Chef Michael Diaz De Leon, Ram’s Gate Winery

In March 2025, Chef Michael Diaz de Leon brought his bold, flavor-packed cuisine to Ram's Gate for an exciting 10-week residency. Focusing on sustainable, locally sourced ingredients, he crafts intricate dishes that align with the winery’s eco-conscious values. Partnering with Winemaker Joe Nielsen, they’ve created a dynamic menu designed to perfectly pair with Ram’s Gate wines, elevating the tasting experience for every guest.

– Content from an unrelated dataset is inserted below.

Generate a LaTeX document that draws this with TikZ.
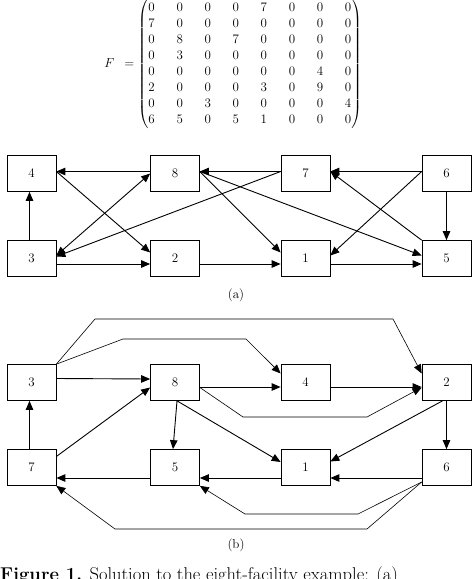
\RequirePackage{fix-cm}
\documentclass[tikz,border=0pt]{standalone}
\usepackage{amsmath}
\usetikzlibrary{arrows.meta}
\tikzset{
  facility/.style={draw, line width=0.7pt, minimum width=49pt, minimum height=36pt, inner sep=0pt},
  flow/.style={->, line width=0.9pt},
  route/.style={->, line width=0.6pt}
}
\begin{document}
\begin{tikzpicture}[x=1pt, y=-1pt, >={Triangle[length=9pt,width=7.5pt]},
    font=\fontsize{13}{16}\selectfont]
  \useasboundingbox (0,0) rectangle (474,579);

  % flow matrix
  \node (mat) [anchor=east, inner sep=0pt] at (362,64)
    {\setlength{\arraycolsep}{10.85pt}$F \mkern9mu= \begin{pmatrix}
      0&0&0&0&7&0&0&0\\
      7&0&0&0&0&0&0&0\\
      0&8&0&7&0&0&0&0\\
      0&3&0&0&0&0&0&0\\
      0&0&0&0&0&0&4&0\\
      2&0&0&0&3&0&9&0\\
      0&0&3&0&0&0&0&4\\
      6&5&0&5&1&0&0&0
    \end{pmatrix}$};

  % (a)
  \node (a4) [facility] at (31.5,173.5) {4};
  \node (a8) [facility] at (175,173.5)  {8};
  \node (a7) [facility] at (305.5,173.5) {7};
  \node (a6) [facility] at (446.5,173.5) {6};
  \node (a3) [facility] at (31.5,258.5) {3};
  \node (a2) [facility] at (175,258.5)  {2};
  \node (a1) [facility] at (305.5,258.5) {1};
  \node (a5) [facility] at (446.5,258.5) {5};

  \draw [flow] ([yshift=2pt]a8.west) -- ([yshift=2pt]a4.east);
  \draw [flow] ([yshift=2pt]a7.west) -- ([yshift=2pt]a8.east);
  \draw [flow] ([yshift=2pt]a6.west) -- ([yshift=2pt]a7.east);
  \draw [flow] ([xshift=-2pt]a3.north) -- ([xshift=-2pt]a4.south);
  \draw [flow] ([yshift=2pt]a4.east) -- ([yshift=6pt]a2.west);
  \draw [flow, <->] ([yshift=3pt]a3.east) -- (a8.west);
  \draw [flow] ([yshift=2pt]a7.west) -- ([yshift=2pt]a3.east);
  \draw [flow] ([yshift=2pt]a8.east) -- ([yshift=6pt]a1.west);
  \draw [flow] ([yshift=2pt]a8.east) -- ([yshift=3pt]a5.west);
  \draw [flow] (a5.north west) -- ([yshift=2pt]a7.east);
  \draw [flow] ([yshift=2pt]a6.west) -- ([yshift=3pt]a1.east);
  \draw [flow] (a6.south) -- (a5.north);
  \draw [flow] ([yshift=-5.5pt]a3.east) -- ([yshift=-5.5pt]a2.west);
  \draw [flow] ([yshift=-5.5pt]a2.east) -- ([yshift=-5.5pt]a1.west);
  \draw [flow] ([yshift=-5.5pt]a1.east) -- ([yshift=-5.5pt]a5.west);

  \node (capa) at (236,295) {(a)};

  % (b)
  \node (b3) [facility] at (31.5,382.5) {3};
  \node (b8) [facility] at (175,382.5)  {8};
  \node (b4) [facility] at (305.5,382.5) {4};
  \node (b2) [facility] at (446.5,382.5) {2};
  \node (b7) [facility] at (31.5,467.5) {7};
  \node (b5) [facility] at (175,467.5)  {5};
  \node (b1) [facility] at (305.5,467.5) {1};
  \node (b6) [facility] at (446.5,467.5) {6};

  \draw [flow] ([yshift=4pt]b3.east) -- ([yshift=3.5pt]b8.west);
  \draw [flow] ([yshift=-4.5pt]b8.east) -- ([yshift=-4.5pt]b4.west);
  \draw [flow] ([yshift=-4.5pt]b4.east) -- ([yshift=-4.5pt]b2.west);
  \draw [route] (b3.north east) -- (123,339) -- (246,339) -- ([yshift=9pt]b4.west);
  \draw [route] (b3.north east) -- (95,319) -- (393,319) -- ([yshift=9pt]b2.west);
  \draw [route] ([yshift=-5pt]b8.east) -- (243,417) -- (367,417) -- ([yshift=-5pt]b2.west);
  \draw [flow] ([xshift=2pt]b8.south) -- ([xshift=-2pt]b5.north);
  \draw [flow] ([xshift=2pt]b8.south) -- ([yshift=5.5pt]b1.west);
  \draw [flow] ([xshift=-2pt]b7.north) -- ([xshift=-2pt]b3.south);
  \draw [flow] ([yshift=11pt]b7.east) -- ([yshift=-5pt]b8.west);
  \draw [flow] (b2.south) -- (b6.north);
  \draw [flow] ([xshift=-4pt]b2.south) -- ([yshift=6pt]b1.east);
  \draw [flow] ([yshift=-10.5pt]b6.west) -- ([yshift=-10.5pt]b1.east);
  \draw [flow] ([yshift=-10.5pt]b1.west) -- ([yshift=-10.5pt]b5.east);
  \draw [flow] ([yshift=-10.5pt]b5.west) -- ([yshift=-10.5pt]b7.east);
  \draw [route] ([yshift=-14.5pt]b6.west) -- (358,514) -- (245,514) -- (b5.south east);
  \draw [route] ([yshift=-14.5pt]b6.west) -- (367,529) -- (115,529) -- (b7.south east);

  \node (capb) at (236,545) {(b)};

  \node (caption) [anchor=base west, inner sep=0pt, font=\fontsize{18.5}{22}\selectfont]
    at (0,580.5) {\textbf{Figure 1.} Solution to the eight-facility example: (a)};
\end{tikzpicture}
\end{document}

Seasonal Wine & Food Experience
Embark on a five-course pairing, curated by Winemaker Joe Nielsen and Executive Chef Michael Diaz de Leon.

Wine and Bites
Add a little pizazz to your wine tasting without committing to a full wine and food pairing with the Wine and Bites flight. Four wines expertly paired with delicious bites provide a fun way to learn about the wines and the flavors that pair beautifully with them.

• • •

Chef Water Abrams, Burgess Cellars

This historic Napa Valley estate, now offers a unique Chef in Residence series. Every 12 weeks, the winery welcomes a distinguished chef to create exclusive wine-pairing menus that showcase the versatility of Burgess’ wines. The inaugural chef, Walter Abrams, a veteran of The French Laundry, introduced a “Flavors of Japan” menu, where dishes like sashimi, sushi, and udon noodles were expertly paired with Burgess wines.